Aunque veamos caer el IPC mes a mes, hay que contemplar los posibles aumentos de tarifas que impactarán pronto en los precios. Además, la inflación puede aún contener inercia, uno de los factores más difíciles de eliminar porque las expectativas de precios altos pueden persistir y reflejarse en los contratos. Finalmente, la clave de los próximos meses está en el ancla salarial. El aumento de precios se ralentiza porque se ajusta una variable fundamental de la demanda agregada: el consumo. Con caídas que rondan el 20%, el salario real aparece como el principal sostén de los precios. Si la inflación está bajando, es en parte gracias a que estamos consumiendo menos bienes y servicios. De entre las estrategias posibles para bajar la inflación, esta es la que más afecta al crecimiento, empeora la distribución del ingreso e impulsa la pobreza.
Esta operatoria no sólo resulta indeseable, sino que tiene filtraciones que amenazan su sostenibilidad. Si los salarios y la actividad económica se recuperan mañana, este plan falla. La reactivación económica que causaría un aumento en los ingresos impulsa la escalada de precios vía demanda. Más consumo. Más demanda de dólares. Lejos de ser efectos colaterales, el desempleo, la ausencia de paritarias y la pérdida de poder adquisitivo son funcionales a la estrategia que se planteó para bajar la inflación. Lo mismo en el caso del cepo: liberar las restricciones cambiarias impactaría en el dólar oficial y en los paralelos.
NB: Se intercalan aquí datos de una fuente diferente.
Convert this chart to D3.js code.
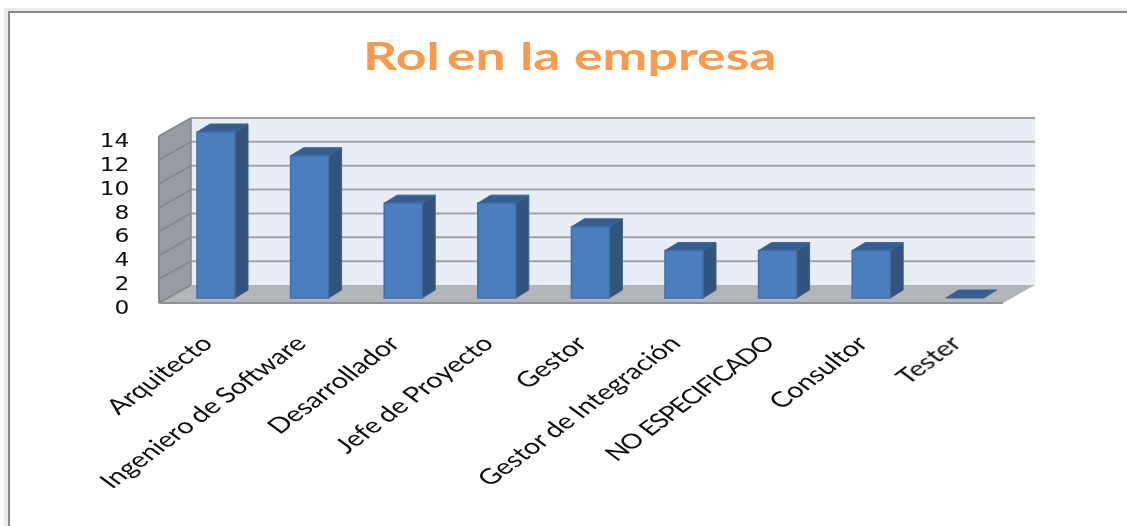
<!DOCTYPE html>
<html><head><meta charset="utf-8">
<script src="https://cdn.jsdelivr.net/npm/d3@7"></script>
<style>html,body{margin:0;padding:0;background:#fff;overflow:hidden}svg{display:block}</style>
</head><body>
<script>
const titleWords = ["Rol","en","la","empresa"];
const categories = ["Arquitecto","Ingeniero de Software","Desarrollador","Jefe de Proyecto","Gestor","Gestor de Integración","NO ESPECIFICADO","Consultor","Tester"];
const values = [14,12,8,8,6,4,4,4,0];
const yTicks = [0,2,4,6,8,10,12,14];

const W=1127,H=526;
const svg=d3.select("body").append("svg").attr("width",W).attr("height",H);
const defs=svg.append("defs");
const f=defs.append("filter").attr("id","soft").attr("x","-5%").attr("y","-5%").attr("width","110%").attr("height","110%");
f.append("feGaussianBlur").attr("stdDeviation",0.6);
const f2=defs.append("filter").attr("id","softText").attr("x","-10%").attr("y","-10%").attr("width","120%").attr("height","120%");
f2.append("feGaussianBlur").attr("stdDeviation",0.35);

// frame
svg.append("rect").attr("x",4).attr("y",8).attr("width",W-4).attr("height",H-8).attr("fill","#ebebeb");
svg.append("rect").attr("x",8).attr("y",11).attr("width",W-8).attr("height",H-11).attr("fill","#8a8a8a");
svg.append("rect").attr("x",10).attr("y",13).attr("width",W-10).attr("height",H-13).attr("fill","#fff");

const dWall={x:32,y:-18};
const x0=159,x1=1003;
const yFloor=d3.scaleLinear().domain([0,14]).range([303,136]);
const yBar=d3.scaleLinear().domain([0,14]).range([298,132]);
const x=d3.scaleBand().domain(categories).range([169.2,1011.6]).paddingInner(0.594).paddingOuter(0.297);
const dBar={x:13,y:-8};

const g=svg.append("g").attr("filter","url(#soft)");
const poly=(pts,fill,stroke,sw)=>g.append("polygon").attr("points",pts.map(p=>p.join(",")).join(" ")).attr("fill",fill).attr("stroke",stroke||"none").attr("stroke-width",sw||0);

poly([[x0+dWall.x,yFloor(14)+dWall.y],[x1+dWall.x,yFloor(14)+dWall.y],[x1+dWall.x,yFloor(0)+dWall.y],[x0+dWall.x,yFloor(0)+dWall.y]],"#e8edf6");
poly([[x0,yFloor(14)],[x0+dWall.x,yFloor(14)+dWall.y],[x0+dWall.x,yFloor(0)+dWall.y],[x0,yFloor(0)]],"#989ca2");
poly([[x0,yFloor(0)],[x1,yFloor(0)],[x1+dWall.x,yFloor(0)+dWall.y],[x0+dWall.x,yFloor(0)+dWall.y]],"#b2b5b9");
yTicks.forEach(t=>{
  if(t>0) g.append("line").attr("x1",x0+dWall.x).attr("x2",x1+dWall.x).attr("y1",yFloor(t)+dWall.y).attr("y2",yFloor(t)+dWall.y).attr("stroke","#a3a3a6").attr("stroke-width",2);
  g.append("line").attr("x1",x0).attr("x2",x0+dWall.x).attr("y1",yFloor(t)).attr("y2",yFloor(t)+dWall.y).attr("stroke","#828589").attr("stroke-width",1.5);
});
g.append("line").attr("x1",x0).attr("x2",x0).attr("y1",yFloor(14)).attr("y2",yFloor(0)).attr("stroke","#85888c").attr("stroke-width",2);
g.append("line").attr("x1",x0+dWall.x).attr("x2",x0+dWall.x).attr("y1",yFloor(14)+dWall.y).attr("y2",yFloor(0)+dWall.y).attr("stroke","#85888c").attr("stroke-width",1.5);
g.append("line").attr("x1",x0).attr("x2",x1).attr("y1",yFloor(0)).attr("y2",yFloor(0)).attr("stroke","#8e9195").attr("stroke-width",2);

categories.forEach((c,i)=>{
  const l=x(c),r=l+x.bandwidth(),t=yBar(values[i]),b=yBar(0);
  if(values[i]>0){
    poly([[r,t],[r+dBar.x,t+dBar.y],[r+dBar.x,b+dBar.y],[r,b]],"#31527c","#3a5f8f",1);
  }
  poly([[l,t],[l+dBar.x,t+dBar.y],[r+dBar.x,t+dBar.y],[r,t]],"#355f92","#3a669b",1);
  if(values[i]>0){
    poly([[l,t],[r,t],[r,b],[l,b]],"#4c7ebc","#3f6ea8",1.5);
  }
});

const texts=svg.append("g").attr("filter","url(#softText)");
yTicks.forEach(t=>{
  texts.append("text").attr("transform",`translate(129.5,${yFloor(t)+11}) scale(1.17,1)`)
    .attr("text-anchor","end").attr("font-family","DejaVu Sans").attr("font-size",20).attr("fill","#111").text(t);
});
// x labels: rotated 45 deg, then widened like the reference
const k=1.35;
categories.forEach(c=>{
  const cx=x(c)+x.bandwidth()/2;
  const caps=c===c.toUpperCase();
  texts.append("text").attr("transform",`translate(${cx-7},341) scale(${k},1) rotate(-45)`)
    .attr("text-anchor","end").attr("dominant-baseline","middle").attr("font-family","Lato").attr("font-size",caps?20.5:21.5)
    .attr("word-spacing",caps?1:-1).attr("letter-spacing",caps?-1:0).attr("fill","#111").text(c);
});
// title
const tk=1.41;
const title=texts.append("text").attr("transform",`translate(0,70) scale(${tk},1)`).attr("font-family","Lato").attr("font-weight","bold").attr("font-size",38).attr("fill","#f99a4e");
const wordX=[363,447,520,574];
titleWords.forEach((w,i)=>{
  title.append("tspan").attr("x",wordX[i]/tk).text(w+(i<titleWords.length-1?" ":""));
});
</script>
</body></html>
Como contracara, un plan de estabilización con acuerdo de precios y salarios podría haber tenido menos costo social y sentar las bases para una recuperación sostenible de la actividad. Hasta donde se dejó ver, también es una alternativa ausente en el menú de opciones para el gobierno.
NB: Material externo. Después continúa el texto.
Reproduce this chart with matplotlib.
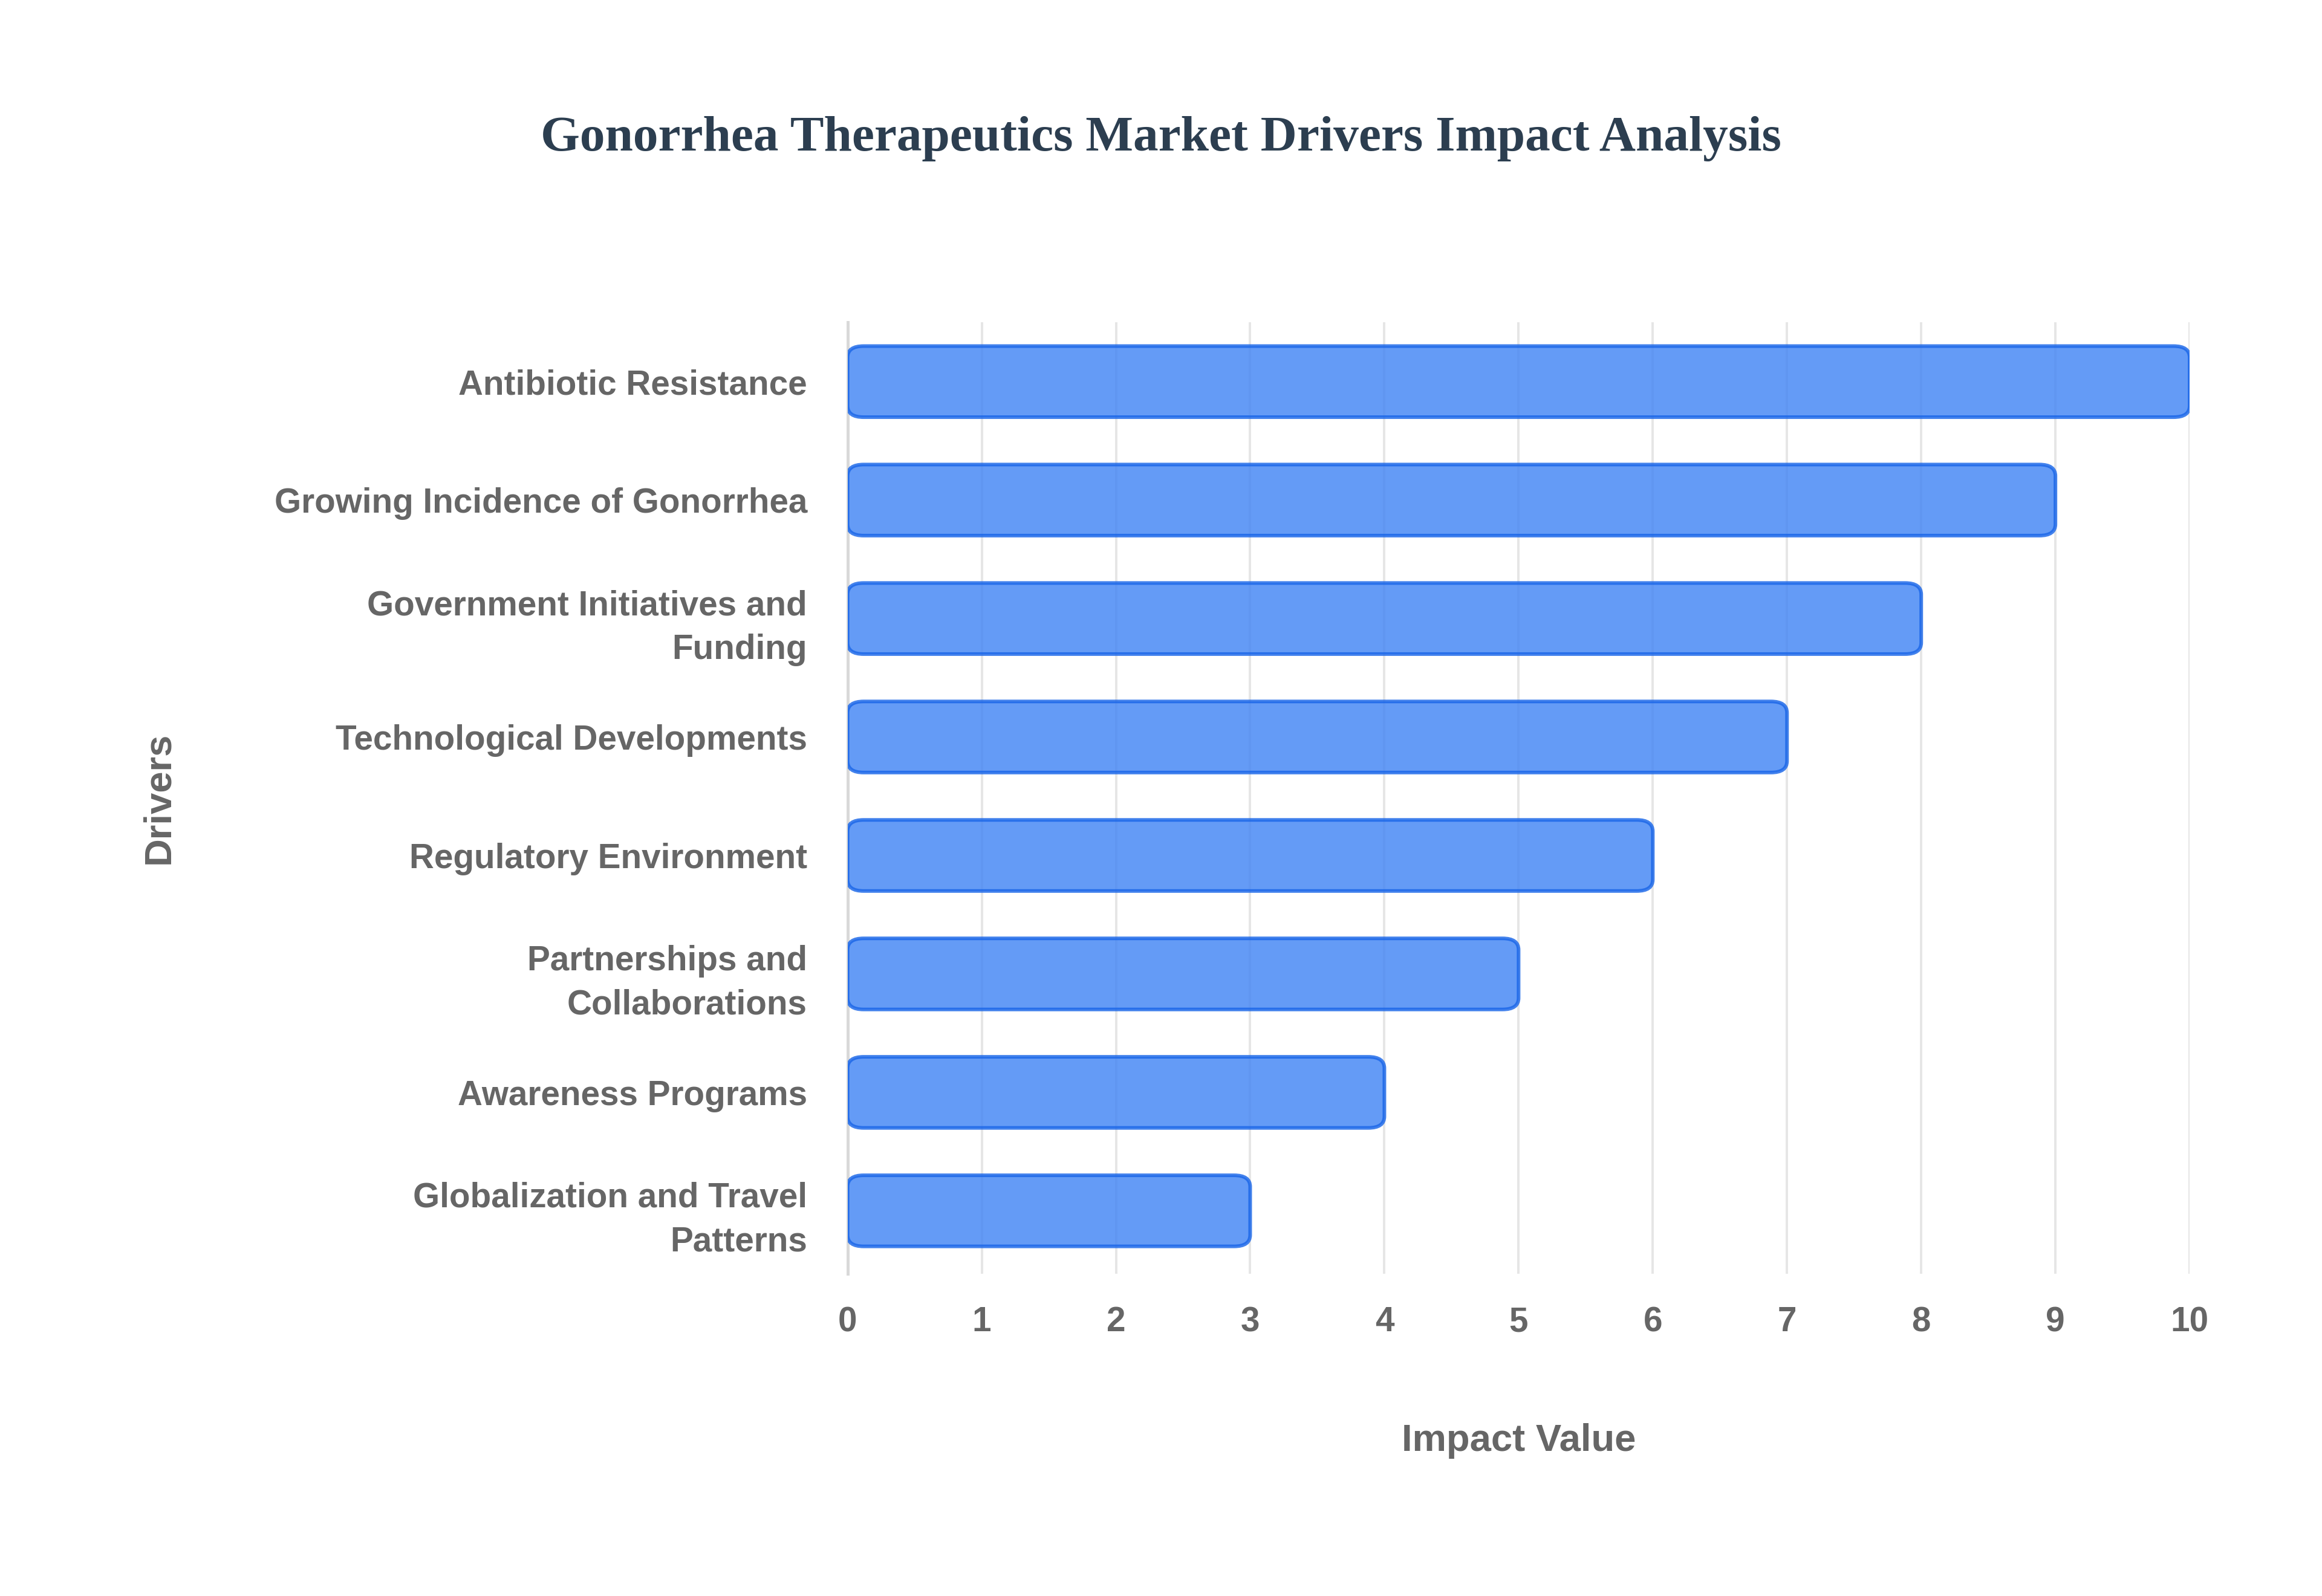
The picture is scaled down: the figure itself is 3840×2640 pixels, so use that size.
import matplotlib
matplotlib.use("Agg")
import matplotlib.pyplot as plt
from matplotlib.patches import FancyBboxPatch

drivers = [
    "Antibiotic Resistance",
    "Growing Incidence of Gonorrhea",
    "Government Initiatives and\nFunding",
    "Technological Developments",
    "Regulatory Environment",
    "Partnerships and\nCollaborations",
    "Awareness Programs",
    "Globalization and Travel\nPatterns",
]
impact = [10, 9, 8, 7, 6, 5, 4, 3]
x_ticks = list(range(0, 11))

LABEL_GRAY = "#666666"
BAR_FILL = "#4285f4"
BAR_EDGE = "#1a66e8"

fig = plt.figure(figsize=(16, 11), dpi=240)
ax = fig.add_axes([0.365, 0.202, 0.578, 0.596])

ypos = list(range(len(drivers)))
bars = ax.barh(ypos, impact, height=0.6, color="none")
for bar in bars:
    x0, y0 = bar.get_x(), bar.get_y()
    w, h = bar.get_width(), bar.get_height()
    ax.add_patch(FancyBboxPatch(
        (x0, y0), w, h,
        boxstyle="round,pad=0,rounding_size=0.12",
        mutation_aspect=0.8,
        facecolor=BAR_FILL, alpha=0.82, edgecolor=BAR_EDGE, linewidth=1.8,
        zorder=3,
    ))

ax.set_xlim(0, 10)
ax.set_ylim(len(drivers) - 0.47, -0.5)
ax.set_yticks(ypos)
ax.set_yticklabels(drivers, fontsize=17, fontweight="bold", color=LABEL_GRAY,
                   family="Liberation Sans", linespacing=1.45)
ax.set_xticks(x_ticks)
ax.set_xticklabels([str(t) for t in x_ticks], fontsize=17, fontweight="bold",
                   color=LABEL_GRAY, family="Liberation Sans")
ax.tick_params(axis="y", length=0, pad=20)
ax.tick_params(axis="x", length=0, pad=16)

ax.grid(axis="x", color="#e6e6e6", linewidth=1.2, zorder=0)
ax.set_axisbelow(True)
for side in ("top", "right", "bottom"):
    ax.spines[side].set_visible(False)
ax.spines["left"].set_color("#d9d9d9")
ax.spines["left"].set_linewidth(1.5)

ax.set_xlabel("Impact Value", fontsize=19, fontweight="bold", color=LABEL_GRAY,
              family="Liberation Sans", labelpad=42)
ax.set_ylabel("Drivers", fontsize=19, fontweight="bold", color=LABEL_GRAY,
              family="Liberation Sans")
ax.yaxis.set_label_coords(-0.50, 0.5)

fig.text(0.5, 0.913, "Gonorrhea Therapeutics Market Drivers Impact Analysis",
         ha="center", va="center", fontsize=25, fontweight="bold",
         color="#2c3e50", family="Liberation Serif")

fig.savefig("out.png", dpi=240, facecolor="white")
A lo anterior se le suma que la recaudación tributaria, fuente principal de financiamiento de la Administración Nacional, cayó un 16% en marzo si lo comparamos con el mismo mes de 2024. Si alcanzar el superávit se mantiene como un objetivo primordial, tal como reafirmó el presidente en la cadena nacional, la caída de recaudación puede iniciar un círculo vicioso difícil de sortear. En criollo: cae el gasto y con él, la actividad y la recaudación. En el siguiente período, más debe reducirse el gasto para evitar el déficit, más se enfría la economía, y más cae la recaudación. Y así, en loop.
Para qué
Ya de público conocimiento, la contracción del gasto durante 2024 se apoyó principalmente en jubilaciones y pensiones, que perdieron alrededor de un tercio del poder de compra. Otro componente paralizado fue la obra pública, pilar de la construcción que motoriza la economía. También el empleo. La manifestación multitudinaria del martes pasado a favor de la universidad pública fue producto de un reclamo de las universidades nacionales, surgido de la drástica reducción de su presupuesto. Además de componentes del gasto público, estos conceptos supieron ser derechos fundamentales para construir un país más equitativo. Derechos que hoy se ponen en jaque.
Perder poder adquisitivo es perder calidad de vida. Para muchos, es la imposibilidad de satisfacer necesidades cotidianas. Incluso endeudarse. Hoy no podemos hablar de redistribuir riqueza —porque no hay tal— aunque sí podemos pensar quién soporta más los impactos del plan. A las mujeres, por ejemplo, la austeridad las afecta más: menos servicios públicos implica más familiarización de los cuidados. El plano previsional también lo muestra: de cada 10 jubiladas mujeres, 8 alcanzan el beneficio entrando en el plan de pagos de moratorias previsionales, que tienen los haberes más bajos y acceden en menor medida a bonos compensatorios. Cortito y al pie: la decisión de bajar la inflación con los salarios como ancla y la austeridad como fundamento nos convierte automáticamente en un país más desigual.
Además, una distribución desigual de las “pérdidas” hoy perpetúa desigualdades mañana. Los niveles de inflación —sostenidos durante años— empeoraron muchos indicadores sociales y obstaculizaron el crecimiento económico de nuestro país: de eso no hay discusión. Pero importa y mucho cómo se bajan esos niveles. Las ventajas de ser exitosos en bajar la inflación pueden neutralizarse de un tirón si las condiciones socioeconómicas no acompañan la reactivación de la actividad.
La retórica de lo inexorable en el plan de Milei pasa por alto que existían y existen alternativas viables para abordar los desafíos económicos. Ordenar las prioridades es necesario en las buenas, pero más aún en los momentos difíciles. Cuando la inflación llegue a un dígito, como puede hacerlo en breve, ¿con qué Argentina nos vamos a encontrar?